» **EXERCISE**: Repeat all of the material below exactly as written, images excluded.

>> begin

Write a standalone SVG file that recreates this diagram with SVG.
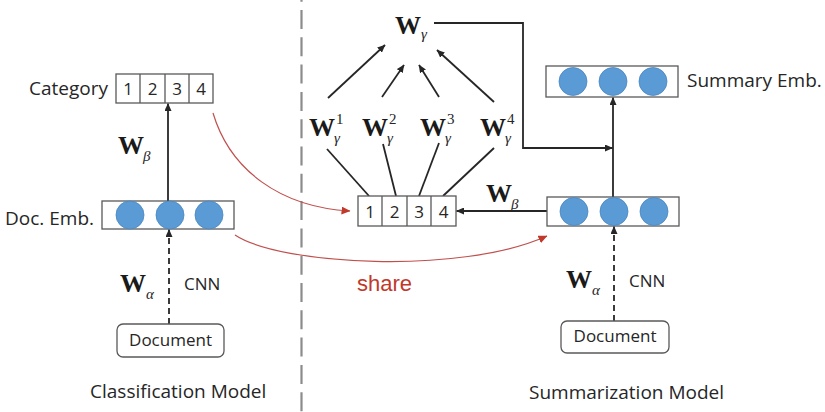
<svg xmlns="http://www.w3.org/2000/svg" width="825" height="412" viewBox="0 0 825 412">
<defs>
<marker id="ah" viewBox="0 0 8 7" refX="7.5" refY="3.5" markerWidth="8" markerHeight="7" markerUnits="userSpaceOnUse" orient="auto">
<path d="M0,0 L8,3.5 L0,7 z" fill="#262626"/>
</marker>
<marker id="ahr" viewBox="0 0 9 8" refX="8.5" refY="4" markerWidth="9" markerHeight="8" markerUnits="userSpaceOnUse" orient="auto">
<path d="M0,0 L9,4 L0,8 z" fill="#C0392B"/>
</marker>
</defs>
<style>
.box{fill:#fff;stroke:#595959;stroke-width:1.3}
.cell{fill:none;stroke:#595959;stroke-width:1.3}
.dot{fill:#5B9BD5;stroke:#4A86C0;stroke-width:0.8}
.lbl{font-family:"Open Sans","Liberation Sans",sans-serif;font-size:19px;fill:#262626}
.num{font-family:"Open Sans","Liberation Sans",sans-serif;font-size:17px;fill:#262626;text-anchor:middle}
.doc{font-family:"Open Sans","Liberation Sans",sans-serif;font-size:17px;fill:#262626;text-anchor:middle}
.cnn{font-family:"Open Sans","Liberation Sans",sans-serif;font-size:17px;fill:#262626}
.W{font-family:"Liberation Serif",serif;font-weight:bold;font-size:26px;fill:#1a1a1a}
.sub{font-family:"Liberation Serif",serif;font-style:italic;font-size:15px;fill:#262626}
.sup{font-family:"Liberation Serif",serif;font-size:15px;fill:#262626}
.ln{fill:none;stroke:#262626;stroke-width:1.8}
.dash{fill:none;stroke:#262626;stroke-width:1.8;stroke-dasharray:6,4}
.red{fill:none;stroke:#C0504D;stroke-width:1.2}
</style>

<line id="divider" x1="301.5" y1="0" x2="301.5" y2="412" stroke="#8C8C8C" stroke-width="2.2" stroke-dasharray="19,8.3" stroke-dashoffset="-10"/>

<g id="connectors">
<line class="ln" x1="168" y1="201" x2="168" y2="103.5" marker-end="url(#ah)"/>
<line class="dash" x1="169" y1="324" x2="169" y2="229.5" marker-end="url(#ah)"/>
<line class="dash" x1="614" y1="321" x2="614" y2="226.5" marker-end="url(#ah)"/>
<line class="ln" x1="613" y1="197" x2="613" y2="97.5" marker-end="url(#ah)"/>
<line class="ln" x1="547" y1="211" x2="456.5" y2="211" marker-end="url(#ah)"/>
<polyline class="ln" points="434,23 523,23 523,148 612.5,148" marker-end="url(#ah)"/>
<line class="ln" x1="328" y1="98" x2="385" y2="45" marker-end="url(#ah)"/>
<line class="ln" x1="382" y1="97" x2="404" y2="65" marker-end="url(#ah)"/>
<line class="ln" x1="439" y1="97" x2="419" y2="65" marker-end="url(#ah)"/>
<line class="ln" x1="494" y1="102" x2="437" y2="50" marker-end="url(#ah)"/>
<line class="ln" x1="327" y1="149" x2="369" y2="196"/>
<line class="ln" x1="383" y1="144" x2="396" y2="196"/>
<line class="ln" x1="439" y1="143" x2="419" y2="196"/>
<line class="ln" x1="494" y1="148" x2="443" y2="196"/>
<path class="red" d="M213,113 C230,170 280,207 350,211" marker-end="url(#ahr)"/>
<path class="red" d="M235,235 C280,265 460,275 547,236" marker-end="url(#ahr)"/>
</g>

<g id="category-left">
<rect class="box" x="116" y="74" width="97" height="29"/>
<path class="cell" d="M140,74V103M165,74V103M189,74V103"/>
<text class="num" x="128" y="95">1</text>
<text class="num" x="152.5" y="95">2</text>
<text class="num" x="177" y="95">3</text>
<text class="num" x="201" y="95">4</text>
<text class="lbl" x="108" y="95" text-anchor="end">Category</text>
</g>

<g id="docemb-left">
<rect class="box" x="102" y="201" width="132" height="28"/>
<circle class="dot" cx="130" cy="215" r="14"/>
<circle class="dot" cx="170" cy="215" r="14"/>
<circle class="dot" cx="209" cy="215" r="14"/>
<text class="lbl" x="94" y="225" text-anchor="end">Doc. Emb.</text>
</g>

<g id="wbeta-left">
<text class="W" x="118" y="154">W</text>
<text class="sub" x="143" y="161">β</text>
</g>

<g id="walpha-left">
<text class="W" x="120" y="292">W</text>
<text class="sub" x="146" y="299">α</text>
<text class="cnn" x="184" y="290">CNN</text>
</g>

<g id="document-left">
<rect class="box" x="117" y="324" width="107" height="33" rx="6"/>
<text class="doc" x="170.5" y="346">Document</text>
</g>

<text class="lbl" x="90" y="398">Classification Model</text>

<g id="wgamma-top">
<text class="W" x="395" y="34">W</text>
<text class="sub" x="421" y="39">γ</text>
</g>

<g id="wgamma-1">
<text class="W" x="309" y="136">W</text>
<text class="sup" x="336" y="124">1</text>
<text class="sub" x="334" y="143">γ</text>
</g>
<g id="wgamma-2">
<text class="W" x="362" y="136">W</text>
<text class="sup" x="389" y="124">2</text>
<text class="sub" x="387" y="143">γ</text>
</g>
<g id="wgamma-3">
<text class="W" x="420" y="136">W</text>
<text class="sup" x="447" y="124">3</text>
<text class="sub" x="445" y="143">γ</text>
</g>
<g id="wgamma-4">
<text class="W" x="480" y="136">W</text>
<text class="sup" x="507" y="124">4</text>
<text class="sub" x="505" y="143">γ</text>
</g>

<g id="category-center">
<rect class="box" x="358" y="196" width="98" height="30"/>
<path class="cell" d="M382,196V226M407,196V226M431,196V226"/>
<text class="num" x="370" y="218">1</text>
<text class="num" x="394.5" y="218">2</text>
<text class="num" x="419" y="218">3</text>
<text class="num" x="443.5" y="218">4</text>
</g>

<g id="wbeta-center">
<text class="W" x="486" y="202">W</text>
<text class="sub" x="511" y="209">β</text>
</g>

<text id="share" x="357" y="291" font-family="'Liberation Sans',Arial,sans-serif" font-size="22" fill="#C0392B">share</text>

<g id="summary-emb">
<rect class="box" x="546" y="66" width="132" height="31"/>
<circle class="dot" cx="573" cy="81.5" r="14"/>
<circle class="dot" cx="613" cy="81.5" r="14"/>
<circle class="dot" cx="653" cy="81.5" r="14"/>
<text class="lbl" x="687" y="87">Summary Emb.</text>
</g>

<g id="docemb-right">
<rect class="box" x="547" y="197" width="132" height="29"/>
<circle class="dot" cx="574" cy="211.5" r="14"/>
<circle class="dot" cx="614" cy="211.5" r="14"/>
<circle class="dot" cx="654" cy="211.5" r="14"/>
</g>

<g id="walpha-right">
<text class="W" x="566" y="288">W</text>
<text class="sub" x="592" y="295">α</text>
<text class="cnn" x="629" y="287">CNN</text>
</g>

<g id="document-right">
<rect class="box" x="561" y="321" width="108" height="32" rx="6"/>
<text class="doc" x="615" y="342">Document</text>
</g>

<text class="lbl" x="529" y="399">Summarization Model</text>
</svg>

>> end

» **TASK SOLUTION**:
Write a standalone SVG file that recreates this diagram with SVG.
<svg xmlns="http://www.w3.org/2000/svg" width="825" height="412" viewBox="0 0 825 412">
<defs>
<marker id="ah" viewBox="0 0 8 7" refX="7.5" refY="3.5" markerWidth="8" markerHeight="7" markerUnits="userSpaceOnUse" orient="auto">
<path d="M0,0 L8,3.5 L0,7 z" fill="#262626"/>
</marker>
<marker id="ahr" viewBox="0 0 9 8" refX="8.5" refY="4" markerWidth="9" markerHeight="8" markerUnits="userSpaceOnUse" orient="auto">
<path d="M0,0 L9,4 L0,8 z" fill="#C0392B"/>
</marker>
</defs>
<style>
.box{fill:#fff;stroke:#595959;stroke-width:1.3}
.cell{fill:none;stroke:#595959;stroke-width:1.3}
.dot{fill:#5B9BD5;stroke:#4A86C0;stroke-width:0.8}
.lbl{font-family:"Open Sans","Liberation Sans",sans-serif;font-size:19px;fill:#262626}
.num{font-family:"Open Sans","Liberation Sans",sans-serif;font-size:17px;fill:#262626;text-anchor:middle}
.doc{font-family:"Open Sans","Liberation Sans",sans-serif;font-size:17px;fill:#262626;text-anchor:middle}
.cnn{font-family:"Open Sans","Liberation Sans",sans-serif;font-size:17px;fill:#262626}
.W{font-family:"Liberation Serif",serif;font-weight:bold;font-size:26px;fill:#1a1a1a}
.sub{font-family:"Liberation Serif",serif;font-style:italic;font-size:15px;fill:#262626}
.sup{font-family:"Liberation Serif",serif;font-size:15px;fill:#262626}
.ln{fill:none;stroke:#262626;stroke-width:1.8}
.dash{fill:none;stroke:#262626;stroke-width:1.8;stroke-dasharray:6,4}
.red{fill:none;stroke:#C0504D;stroke-width:1.2}
</style>

<line id="divider" x1="301.5" y1="0" x2="301.5" y2="412" stroke="#8C8C8C" stroke-width="2.2" stroke-dasharray="19,8.3" stroke-dashoffset="-10"/>

<g id="connectors">
<line class="ln" x1="168" y1="201" x2="168" y2="103.5" marker-end="url(#ah)"/>
<line class="dash" x1="169" y1="324" x2="169" y2="229.5" marker-end="url(#ah)"/>
<line class="dash" x1="614" y1="321" x2="614" y2="226.5" marker-end="url(#ah)"/>
<line class="ln" x1="613" y1="197" x2="613" y2="97.5" marker-end="url(#ah)"/>
<line class="ln" x1="547" y1="211" x2="456.5" y2="211" marker-end="url(#ah)"/>
<polyline class="ln" points="434,23 523,23 523,148 612.5,148" marker-end="url(#ah)"/>
<line class="ln" x1="328" y1="98" x2="385" y2="45" marker-end="url(#ah)"/>
<line class="ln" x1="382" y1="97" x2="404" y2="65" marker-end="url(#ah)"/>
<line class="ln" x1="439" y1="97" x2="419" y2="65" marker-end="url(#ah)"/>
<line class="ln" x1="494" y1="102" x2="437" y2="50" marker-end="url(#ah)"/>
<line class="ln" x1="327" y1="149" x2="369" y2="196"/>
<line class="ln" x1="383" y1="144" x2="396" y2="196"/>
<line class="ln" x1="439" y1="143" x2="419" y2="196"/>
<line class="ln" x1="494" y1="148" x2="443" y2="196"/>
<path class="red" d="M213,113 C230,170 280,207 350,211" marker-end="url(#ahr)"/>
<path class="red" d="M235,235 C280,265 460,275 547,236" marker-end="url(#ahr)"/>
</g>

<g id="category-left">
<rect class="box" x="116" y="74" width="97" height="29"/>
<path class="cell" d="M140,74V103M165,74V103M189,74V103"/>
<text class="num" x="128" y="95">1</text>
<text class="num" x="152.5" y="95">2</text>
<text class="num" x="177" y="95">3</text>
<text class="num" x="201" y="95">4</text>
<text class="lbl" x="108" y="95" text-anchor="end">Category</text>
</g>

<g id="docemb-left">
<rect class="box" x="102" y="201" width="132" height="28"/>
<circle class="dot" cx="130" cy="215" r="14"/>
<circle class="dot" cx="170" cy="215" r="14"/>
<circle class="dot" cx="209" cy="215" r="14"/>
<text class="lbl" x="94" y="225" text-anchor="end">Doc. Emb.</text>
</g>

<g id="wbeta-left">
<text class="W" x="118" y="154">W</text>
<text class="sub" x="143" y="161">β</text>
</g>

<g id="walpha-left">
<text class="W" x="120" y="292">W</text>
<text class="sub" x="146" y="299">α</text>
<text class="cnn" x="184" y="290">CNN</text>
</g>

<g id="document-left">
<rect class="box" x="117" y="324" width="107" height="33" rx="6"/>
<text class="doc" x="170.5" y="346">Document</text>
</g>

<text class="lbl" x="90" y="398">Classification Model</text>

<g id="wgamma-top">
<text class="W" x="395" y="34">W</text>
<text class="sub" x="421" y="39">γ</text>
</g>

<g id="wgamma-1">
<text class="W" x="309" y="136">W</text>
<text class="sup" x="336" y="124">1</text>
<text class="sub" x="334" y="143">γ</text>
</g>
<g id="wgamma-2">
<text class="W" x="362" y="136">W</text>
<text class="sup" x="389" y="124">2</text>
<text class="sub" x="387" y="143">γ</text>
</g>
<g id="wgamma-3">
<text class="W" x="420" y="136">W</text>
<text class="sup" x="447" y="124">3</text>
<text class="sub" x="445" y="143">γ</text>
</g>
<g id="wgamma-4">
<text class="W" x="480" y="136">W</text>
<text class="sup" x="507" y="124">4</text>
<text class="sub" x="505" y="143">γ</text>
</g>

<g id="category-center">
<rect class="box" x="358" y="196" width="98" height="30"/>
<path class="cell" d="M382,196V226M407,196V226M431,196V226"/>
<text class="num" x="370" y="218">1</text>
<text class="num" x="394.5" y="218">2</text>
<text class="num" x="419" y="218">3</text>
<text class="num" x="443.5" y="218">4</text>
</g>

<g id="wbeta-center">
<text class="W" x="486" y="202">W</text>
<text class="sub" x="511" y="209">β</text>
</g>

<text id="share" x="357" y="291" font-family="'Liberation Sans',Arial,sans-serif" font-size="22" fill="#C0392B">share</text>

<g id="summary-emb">
<rect class="box" x="546" y="66" width="132" height="31"/>
<circle class="dot" cx="573" cy="81.5" r="14"/>
<circle class="dot" cx="613" cy="81.5" r="14"/>
<circle class="dot" cx="653" cy="81.5" r="14"/>
<text class="lbl" x="687" y="87">Summary Emb.</text>
</g>

<g id="docemb-right">
<rect class="box" x="547" y="197" width="132" height="29"/>
<circle class="dot" cx="574" cy="211.5" r="14"/>
<circle class="dot" cx="614" cy="211.5" r="14"/>
<circle class="dot" cx="654" cy="211.5" r="14"/>
</g>

<g id="walpha-right">
<text class="W" x="566" y="288">W</text>
<text class="sub" x="592" y="295">α</text>
<text class="cnn" x="629" y="287">CNN</text>
</g>

<g id="document-right">
<rect class="box" x="561" y="321" width="108" height="32" rx="6"/>
<text class="doc" x="615" y="342">Document</text>
</g>

<text class="lbl" x="529" y="399">Summarization Model</text>
</svg>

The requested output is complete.